The compatibility and specification data for "Web/CSS/Display" is spread over 100+ resources of 8 types (Browsers, Versions, Features, etc.). The Data API maintains a resource cache to avoid requesting this data from the database. If the instance cache is warm, then there are no database requests to load this data. For the cold cache case, each resource is loaded from the database and stored in the instance cache.
The instances are combined into a single JSON response, which is hashed with an
ETag. This response has all the known localizations for the data. This is cached by the load balancer and returned to the Table Renderer.

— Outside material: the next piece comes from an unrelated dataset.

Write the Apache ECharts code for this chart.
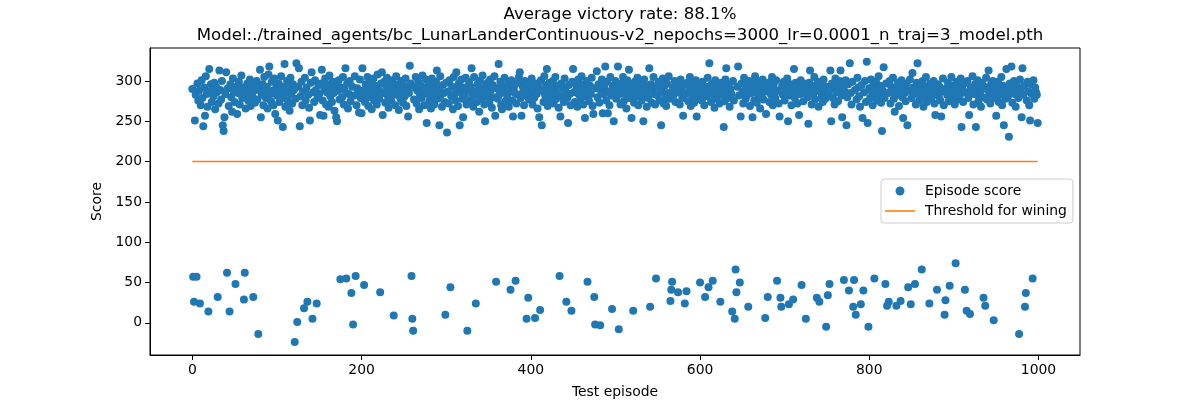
<!DOCTYPE html>
<html style="height: 100%">
   <head>
       <meta charset="utf-8">
   </head>
   <body style="height: 100%; margin: 0">
       <div id="container" style="width: 1200px; height: 400px"></div>
       <script type="text/javascript" src="https://cdn.jsdelivr.net/npm/echarts@6/dist/echarts.min.js"></script>
       <script type="text/javascript">
// scores of the 1000 test episodes, 25 episodes per row
var scores = [
    290,57,26,251,283,57,297,276,288,24,270,301,279,244,292,257,306,284,268,14,315,287,296,274,290,
    281,298,265,293,286,32,272,313,289,277,300,245,238,255,284,311,62,291,269,14,296,280,262,303,287,
    274,48,293,259,285,299,271,288,307,279,292,29,62,266,284,297,276,290,302,269,286,281,32,295,273,
    289,300,277,-14,292,314,255,283,296,270,305,287,279,293,266,308,318,284,275,299,288,270,303,259,291,
    282,251,297,274,288,306,279,243,293,321,268,285,300,276,291,263,304,284,272,296,289,-24,278,322,1,
    293,316,244,281,299,270,287,18,304,276,292,26,283,267,251,298,311,5,286,274,301,289,24,279,295,
    284,258,297,314,276,257,290,303,271,286,295,268,307,281,292,274,299,285,263,294,255,250,288,301,277,
    54,292,280,305,271,289,316,55,297,266,284,300,275,37,293,-2,282,306,58,270,291,286,261,302,279,
    260,316,288,47,274,296,283,305,269,292,280,299,265,287,303,276,294,284,271,308,289,278,38,297,311,
    258,285,299,273,290,304,281,267,295,287,276,301,284,9,292,270,306,283,296,264,289,278,300,286,273,
    294,281,303,269,290,256,285,319,297,58,5,-10,277,292,305,272,288,299,265,283,294,279,307,286,270,
    291,302,248,284,296,275,289,266,303,280,293,271,287,299,313,278,290,245,306,283,268,295,285,274,10,
    298,236,287,272,301,44,281,293,265,305,284,276,311,290,269,297,245,286,302,278,255,292,283,304,271,
    -10,289,299,276,293,316,282,268,305,287,24,274,296,283,262,300,290,277,307,285,271,250,294,281,298,
    286,273,302,289,267,295,280,306,257,51,291,278,321,284,299,270,265,293,287,304,275,290,282,297,268,
    288,41,301,276,256,292,285,52,272,298,283,305,311,279,257,294,287,270,300,282,5,291,31,277,296,
    285,303,271,290,279,6,297,284,266,293,255,16,301,245,288,274,306,282,295,315,269,287,298,276,292,
    283,300,272,289,305,278,294,285,267,58,256,297,281,292,274,303,288,26,279,248,295,284,270,15,299,
    315,286,274,297,290,268,302,283,293,277,306,287,271,296,254,281,300,51,289,275,294,284,304,269,259,
    32,-2,291,312,280,296,273,-3,288,302,260,284,293,318,276,299,260,287,270,305,282,17,294,250,286,
    300,278,292,318,-8,284,271,297,288,305,275,293,283,266,301,289,314,279,296,254,286,15,273,299,290,
    281,304,270,292,285,298,276,289,250,302,283,294,268,287,279,316,20,296,273,290,305,284,271,55,293,
    282,299,276,291,245,287,303,272,294,280,269,297,285,306,278,27,41,51,292,283,300,274,289,296,38,
    286,271,302,290,279,257,295,24,284,39,298,275,288,305,269,292,281,297,273,287,301,256,284,294,278,
    50,290,276,299,285,270,32,293,281,304,44,322,288,274,296,52,283,267,301,290,278,294,285,272,26,
    298,283,291,243,275,302,316,287,279,295,268,290,284,14,300,276,5,66,38,293,318,282,50,256,297,
    286,272,304,289,278,295,283,20,300,269,291,285,255,297,276,306,288,273,294,281,299,266,290,284,302,
    277,293,6,259,287,32,298,274,290,283,305,270,295,286,279,301,52,288,272,256,31,20,294,283,299,
    276,291,286,303,250,23,282,296,270,289,29,315,279,298,287,272,294,258,284,301,47,290,275,297,285,
    5,292,280,247,298,313,286,271,294,283,305,277,290,31,299,268,26,287,296,281,274,302,289,278,-5,
    293,34,284,48,313,250,297,279,290,271,303,286,295,275,288,300,313,282,255,294,53,287,301,245,280,
    296,40,322,285,271,299,20,53,289,10,277,304,292,281,268,23,295,254,40,286,300,274,324,248,-5,
    291,279,302,287,270,296,55,284,299,276,290,306,282,294,273,238,288,317,279,48,297,21,285,26,300,
    272,293,286,304,278,262,291,21,283,298,269,289,27,301,280,254,294,285,275,297,245,44,288,302,23,
    279,310,292,284,48,271,298,322,287,276,295,283,66,300,268,290,281,305,274,293,286,24,297,278,291,
    284,300,272,258,289,41,296,281,293,276,256,287,303,270,10,28,291,283,298,275,46,289,305,279,294,
    285,271,74,299,288,277,294,282,303,243,290,274,297,41,286,15,300,279,258,11,292,284,306,271,289,
    296,243,283,301,275,290,286,268,298,280,31,293,21,304,277,289,313,284,272,296,287,300,3,279,292,
    257,285,299,274,290,283,305,270,294,245,287,278,315,292,281,231,297,286,318,273,291,300,284,268,296,
    288,279,-14,302,290,255,316,283,294,20,37,276,299,287,270,251,296,284,55,301,278,292,286,283,248
];
var threshold = 200;
var xTicks = [0, 200, 400, 600, 800, 1000];
var yTicks = [0, 50, 100, 150, 200, 250, 300];
var titleLines = ['Average victory rate: 88.1%',
    'Model:./trained_agents/bc_LunarLanderContinuous-v2_nepochs=3000_lr=0.0001_n_traj=3_model.pth'];

var dom = document.getElementById("container");
var myChart = echarts.init(dom);
var font = 'DejaVu Sans';

var points = scores.map(function (s, i) { return [i, s]; });
var thresholdLine = [[0, threshold], [scores.length - 1, threshold]];

var axisCommon = {
    axisLine: { show: true, onZero: false, lineStyle: { color: '#000', width: 1 } },
    axisTick: { show: true, length: 5, lineStyle: { color: '#000' } },
    axisLabel: { color: '#000', fontFamily: font, fontSize: 13.9, formatter: function (v) { return String(v); } },
    splitLine: { show: false },
    nameTextStyle: { color: '#000', fontFamily: font, fontSize: 13.9 }
};

var option = {
    backgroundColor: '#fff',
    animation: false,
    title: {
        text: titleLines.join('\n'),
        left: 615,
        top: -1,
        textAlign: 'center',
        textStyle: { color: '#000', fontFamily: font, fontSize: 16.6, fontWeight: 'normal', lineHeight: 21 }
    },
    grid: {
        left: 150, right: 120, top: 48, bottom: 45,
        outerBoundsMode: 'none',
        show: true, borderColor: '#000', borderWidth: 1, backgroundColor: 'transparent'
    },
    legend: {
        left: 881,
        top: 179,
        orient: 'vertical',
        itemGap: 6,
        itemWidth: 30,
        itemHeight: 9,
        padding: [5, 6, 5, 4],
        backgroundColor: 'rgba(255,255,255,0.8)',
        borderColor: '#cccccc',
        borderWidth: 1,
        borderRadius: 3,
        textStyle: { color: '#000', fontFamily: font, fontSize: 13.9, padding: [0, 0, 0, 5] },
        data: [
            { name: 'Episode score', icon: 'circle' },
            { name: 'Threshold for wining', icon: 'path://M0,0 L30,0 L30,1.6 L0,1.6 Z' }
        ]
    },
    xAxis: Object.assign({}, axisCommon, {
        type: 'value',
        min: -50,
        max: 1049,
        name: 'Test episode',
        nameLocation: 'middle',
        nameGap: 30,
        axisTick: Object.assign({}, axisCommon.axisTick, { customValues: xTicks }),
        axisLabel: Object.assign({}, axisCommon.axisLabel, { customValues: xTicks, margin: 8 })
    }),
    yAxis: Object.assign({}, axisCommon, {
        type: 'value',
        min: -40,
        max: 341,
        name: 'Score',
        nameLocation: 'middle',
        nameGap: 43,
        axisTick: Object.assign({}, axisCommon.axisTick, { customValues: yTicks }),
        axisLabel: Object.assign({}, axisCommon.axisLabel, { customValues: yTicks, margin: 8 })
    }),
    series: [
        {
            name: 'Episode score',
            type: 'scatter',
            symbol: 'circle',
            symbolSize: 8,
            itemStyle: { color: '#1f77b4', opacity: 1 },
            data: points
        },
        {
            name: 'Threshold for wining',
            type: 'line',
            showSymbol: false,
            symbol: 'none',
            lineStyle: { color: '#ff7f0e', width: 1.5 },
            itemStyle: { color: '#ff7f0e' },
            data: thresholdLine
        }
    ]
};

myChart.setOption(option, true);
       </script>
   </body>
</html>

The Data Explorer also uses the Data API, and the caching load balancer and instance cache also protect against repetitive data requests.
A minority of users also contribute data to MDN. There are a few hundred MDN changes in a day, and the BrowserCompat interfaces should support a similar number.
It will also be possible for users to access the Data API directly, for example to programmatically update many items. We don't expect much load from this usage in the first few years after launch.
Given the above request pattern, it should be possible to simulate production loads and test the response of the BrowserCompat system.
In an integrated test, the entire infrastructure is duplicated in a staging environment, and loaded with production data. Load testers request random compatibility tables from the Table Renderer from a list of locales and MDN pages, which can be assembled from the bulk data export. Tests can be against a code cache, or "warm" the cache by requesting each locale and page combination first. Different combinations can be tested, to determine the number and capability of each server needed to meet the projected load. Using a tool like New Relic may help pinpoint the components that could use optimization.
Similar testing can be used to determine the throughput of each component. A Table Renderer web worker can talk to a fake Data API and construct the same table as many times as it can in a minute. A Data API web worker can handle the same request over and over again, with or without an instance cache.